▶ _Direction_
Do not copy the pictures. Write out the lines from the start of the entries through the line containing "ax = fig.add_axes([0.0541, 0.167, 0.9459, 0.788])".

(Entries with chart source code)
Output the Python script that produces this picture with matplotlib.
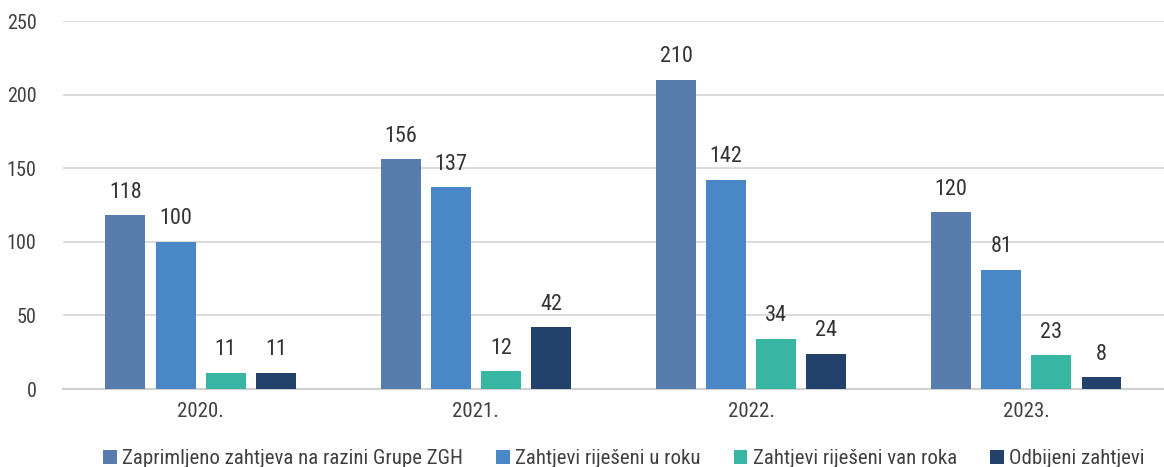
import matplotlib
matplotlib.use("Agg")
import matplotlib.pyplot as plt
import numpy as np

plt.rcParams['font.family'] = ['Roboto Condensed', 'DejaVu Sans']

years = ["2020.", "2021.", "2022.", "2023."]
series_names = ["Zaprimljeno zahtjeva na razini Grupe ZGH", "Zahtjevi riješeni u roku",
                "Zahtjevi riješeni van roka", "Odbijeni zahtjevi"]
zaprimljeno = [118, 156, 210, 120]
u_roku = [100, 137, 142, 81]
van_roka = [11, 12, 34, 23]
odbijeni = [11, 42, 24, 8]
colors = ["#587cab", "#4a87c7", "#38b6a3", "#22416b"]

fig = plt.figure(figsize=(11.64, 4.67), dpi=100)
ax = fig.add_axes([0.0541, 0.167, 0.9459, 0.788])

x = np.arange(len(years))
w = 0.145
step = 0.182
data = [zaprimljeno, u_roku, van_roka, odbijeni]
for i, (vals, c, n) in enumerate(zip(data, colors, series_names)):
    pos = x + (i - 1.5) * step
    bars = ax.bar(pos, vals, width=w, color=c, label=n, zorder=3)
    for b, v in zip(bars, vals):
        ax.annotate(str(v), (b.get_x() + b.get_width() / 2, v), xytext=(0, 9),
                    textcoords="offset points", ha="center", va="bottom",
                    fontsize=16, color="#333333")

ax.set_xlim(-0.5, 3.5)
ax.set_ylim(0, 250)
ax.set_yticks([0, 50, 100, 150, 200, 250])
ax.set_xticks(x)
ax.set_xticklabels(years)
ax.yaxis.grid(True, color="#d9d9d9", linewidth=1.3, zorder=0)
for s in ["top", "right", "left"]:
    ax.spines[s].set_visible(False)
ax.spines["bottom"].set_color("#d0d0d0")
ax.spines["bottom"].set_linewidth(1.5)
ax.tick_params(axis="both", length=0, colors="#404040")
ax.tick_params(axis="y", pad=19, labelsize=14.5)
ax.tick_params(axis="x", pad=9, labelsize=15)

leg = fig.legend(loc="upper center", bbox_to_anchor=(0.536, 0.038), ncol=4,
                 frameon=False, fontsize=15, handlelength=0.65, handleheight=0.65,
                 handletextpad=0.25, columnspacing=1.6, borderaxespad=0,
                 borderpad=0)
for t in leg.get_texts():
    t.set_color("#404040")

fig.savefig("out.png", dpi=100)
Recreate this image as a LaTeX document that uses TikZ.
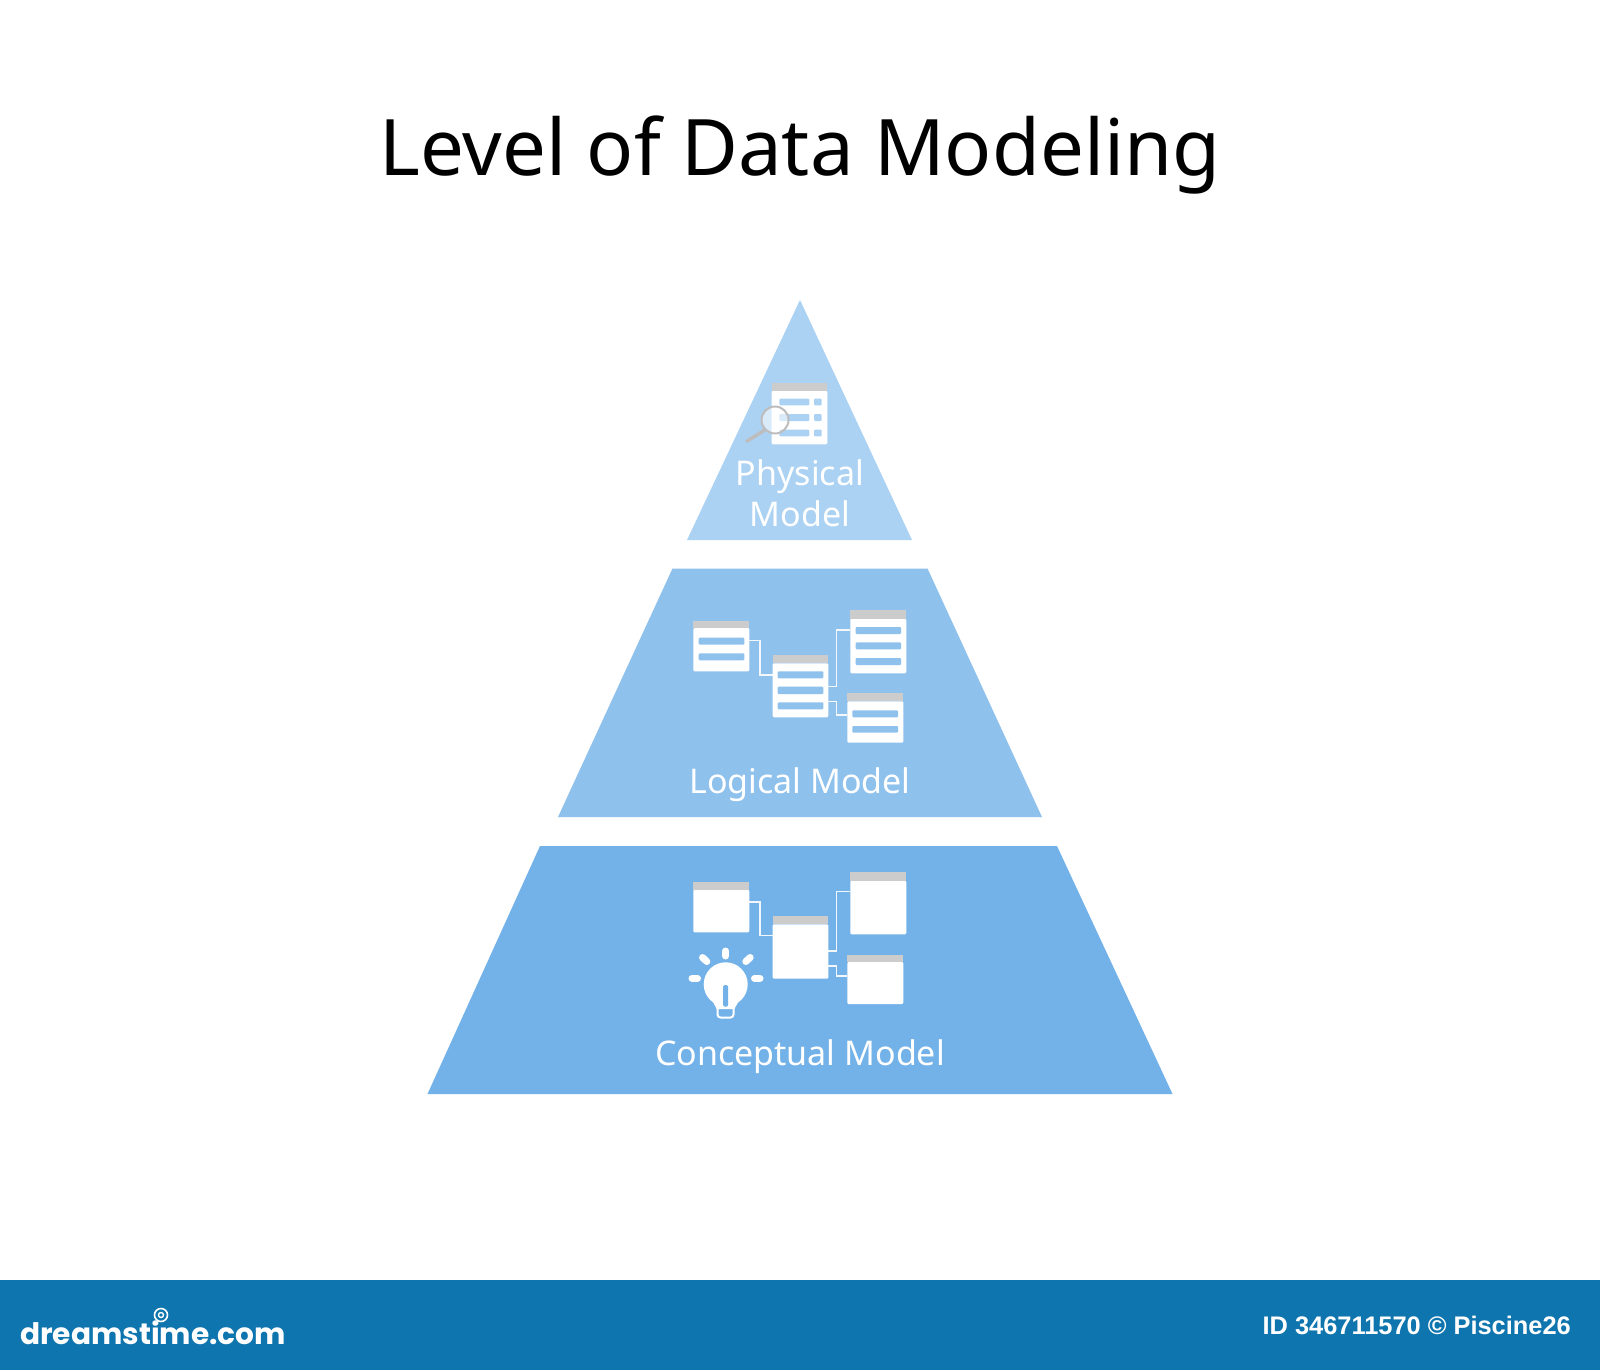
\documentclass[tikz,border=0pt]{standalone}
\usepackage{fontspec}
\setmainfont{Noto Sans}
\newfontfamily\bannerfont{Liberation Sans}
\newfontfamily\logofont{Poppins}
\definecolor{lvlTop}{HTML}{ABD2F3}
\definecolor{lvlMid}{HTML}{8FC1ED}
\definecolor{lvlBot}{HTML}{73B2E8}
\definecolor{hdr}{HTML}{CCCCCC}
\definecolor{banner}{HTML}{0F75AE}
\definecolor{lensgray}{HTML}{BDBDBD}
% \tablebox{name}{x1}{x2}{y1}{y2}{y3}: header y1..y2, white body y2..y3
\newcommand{\tablebox}[6]{%
  \fill[white,rounded corners=1.2pt] (#2,#5) rectangle (#3,#6);
  \fill[hdr] (#2,#4) rectangle (#3,#5);
  \path (#2,#4) coordinate (#1-nw) (#3,#6) coordinate (#1-se);
  \node[tblframe,fit=(#1-nw)(#1-se)] (#1) {};
}
\newcommand{\rowbar}[4]{\fill[rowcol,rounded corners=1pt] (#1,#3) rectangle (#2,#4);}
\usetikzlibrary{fit}
\tikzset{
  tblframe/.style={inner sep=0pt,outer sep=0pt,draw=none},
  conn/.style={draw=white,line width=1.3pt,opacity=.9},
  lbl/.style={text=white,font=\fontsize{34}{40}\selectfont,inner sep=0pt,align=center},
  rowcol/.style={fill=lvlMid}
}
\begin{document}
\begin{tikzpicture}[x=1pt,y=-1pt]
\useasboundingbox (0,0) rectangle (1600,1370);
\fill[white] (0,0) rectangle (1600,1370);
\node[inner sep=0pt,font=\fontsize{78}{90}\selectfont] (title) at (800,155) {Level of Data Modeling};
% pyramid
\fill[lvlTop] (800,300) -- (912,540) -- (687,540) -- cycle;
\fill[lvlMid] (672.5,568.5) -- (927.5,568.5) -- (1042,817) -- (558,817) -- cycle;
\fill[lvlBot] (540,846) -- (1057,846) -- (1172.5,1094) -- (427.5,1094) -- cycle;
% physical icon
\tablebox{P}{771.7}{827.3}{382.7}{390.7}{444.3}
\tikzset{rowcol/.style={fill=lvlTop}}
\rowbar{779.3}{809.3}{398.7}{405.3}\rowbar{814}{821.7}{398.7}{405.3}
\rowbar{779.3}{809.3}{414}{421}\rowbar{814}{821.7}{414}{421}
\rowbar{779.3}{809.3}{429.7}{436.3}\rowbar{814}{821.7}{429.7}{436.3}
\draw[lensgray,line width=3.5pt] (765,430) -- (746,441.7);
\fill[white,opacity=.55] (775,420) circle (13.5);
\draw[lensgray,line width=2pt] (775,420) circle (13.5);
\node[lbl] (physical) at (800,477) {Physical};
\node[lbl] (pmodel) at (800,514) {Model};
% logical icon
\tablebox{LA}{693.3}{749.3}{620.7}{628}{671.3}
\tablebox{LB}{772.7}{828.3}{655}{663.3}{717.3}
\tablebox{LC}{850.3}{906.3}{610}{618.7}{673.3}
\tablebox{LD}{847.3}{903.3}{693.3}{701.3}{742.7}
\tikzset{rowcol/.style={fill=lvlMid}}
\rowbar{698.7}{744.3}{637.7}{644.7}\rowbar{698.7}{744.3}{653.3}{660.3}
\rowbar{777.7}{823.3}{671.3}{678.3}\rowbar{777.7}{823.3}{686.7}{694}\rowbar{777.7}{823.3}{702.3}{709.3}
\rowbar{855.7}{901}{627}{634}\rowbar{855.7}{901}{642.3}{649.3}\rowbar{855.7}{901}{658}{665}
\rowbar{852.3}{898}{710.3}{717.3}\rowbar{852.3}{898}{726}{732.7}
\draw[conn] ([yshift=5.3pt]LA.east) -- ++(10.7,0) |- ([yshift=11.2pt]LB.west);
\draw[conn] ([yshift=-0.5pt]LB.east) -- ++(8.4,0) |- ([yshift=11.7pt]LC.west);
\draw[conn] ([yshift=-15.5pt]LB.east) -- ++(8.4,0) |- ([yshift=3pt]LD.west);
\node[lbl] (logical) at (800,785) {Logical Model};
% conceptual icon
\tablebox{CA}{693.3}{749.3}{882.3}{889.7}{932.3}
\tablebox{CB}{772.7}{828.3}{916}{924.3}{978.7}
\tablebox{CC}{850.3}{906.3}{871.7}{880.7}{934.3}
\tablebox{CD}{847.3}{903.3}{954.7}{962}{1004}
\draw[conn] ([yshift=5.3pt]CA.east) -- ++(10.7,0) |- ([yshift=11.6pt]CB.west);
\draw[conn] ([yshift=-3.7pt]CB.east) -- ++(8.4,0) |- ([yshift=11.7pt]CC.west);
\draw[conn] ([yshift=-18.7pt]CB.east) -- ++(8.4,0) |- ([yshift=3.4pt]CD.west);
% bulb
\fill[white] (725.7,984.3) circle (22);
\fill[white] (712,1000) -- (739.4,1000) -- (734.3,1009) -- (716.7,1009) -- cycle;
\fill[lvlBot,rounded corners=1.5pt] (723.2,985) rectangle (728.2,1006.7);
\draw[white,line width=2pt,rounded corners=3pt] (717.5,1007) -- (717.5,1017.5) -- (733.5,1017.5) -- (733.5,1007);
\draw[white,line width=7pt,line cap=round] (725.7,951) -- (725.7,956);
\draw[white,line width=7pt,line cap=round] (692,978.3) -- (697.5,978.3);
\draw[white,line width=7pt,line cap=round] (754.5,978.3) -- (760,978.3);
\draw[white,line width=7pt,line cap=round] (702.5,957.5) -- (706.8,961.5);
\draw[white,line width=7pt,line cap=round] (750.2,957.5) -- (745.8,961.5);
\node[lbl] (conceptual) at (800,1057) {Conceptual Model};
% banner
\fill[banner] (0,1280) rectangle (1600,1370);
\node[text=white,inner sep=0pt,anchor=west,font=\logofont\bfseries\fontsize{29.6}{32}\selectfont] (logo) at (20,1333) {dreamstime.com};
\draw[white,line width=1.6pt] (161,1315) circle (6.5);
\draw[white,line width=1.4pt] (161,1315) circle (2.5);
\node[text=white,inner sep=0pt,anchor=east,font=\bannerfont\bfseries\fontsize{25.4}{28}\selectfont] (credit) at (1571,1325) {ID 346711570 © Piscine26};
\end{tikzpicture}
\end{document}
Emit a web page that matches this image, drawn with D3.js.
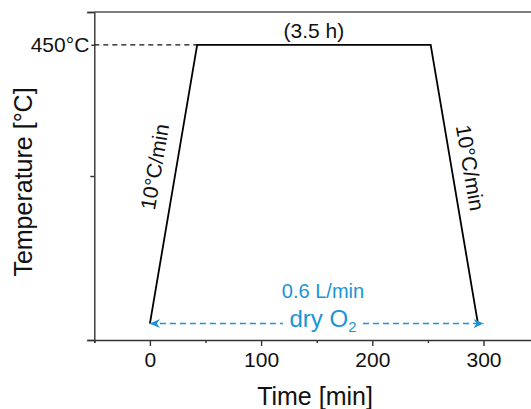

▶ _Response for this exercise_
Output the Python script that produces this picture with matplotlib.
import matplotlib
matplotlib.use("Agg")
import matplotlib.pyplot as plt
import numpy as np

plt.rcParams['font.family'] = ['Roboto Condensed', 'DejaVu Sans']

years = ["2020.", "2021.", "2022.", "2023."]
series_names = ["Zaprimljeno zahtjeva na razini Grupe ZGH", "Zahtjevi riješeni u roku",
                "Zahtjevi riješeni van roka", "Odbijeni zahtjevi"]
zaprimljeno = [118, 156, 210, 120]
u_roku = [100, 137, 142, 81]
van_roka = [11, 12, 34, 23]
odbijeni = [11, 42, 24, 8]
colors = ["#587cab", "#4a87c7", "#38b6a3", "#22416b"]

fig = plt.figure(figsize=(11.64, 4.67), dpi=100)
ax = fig.add_axes([0.0541, 0.167, 0.9459, 0.788])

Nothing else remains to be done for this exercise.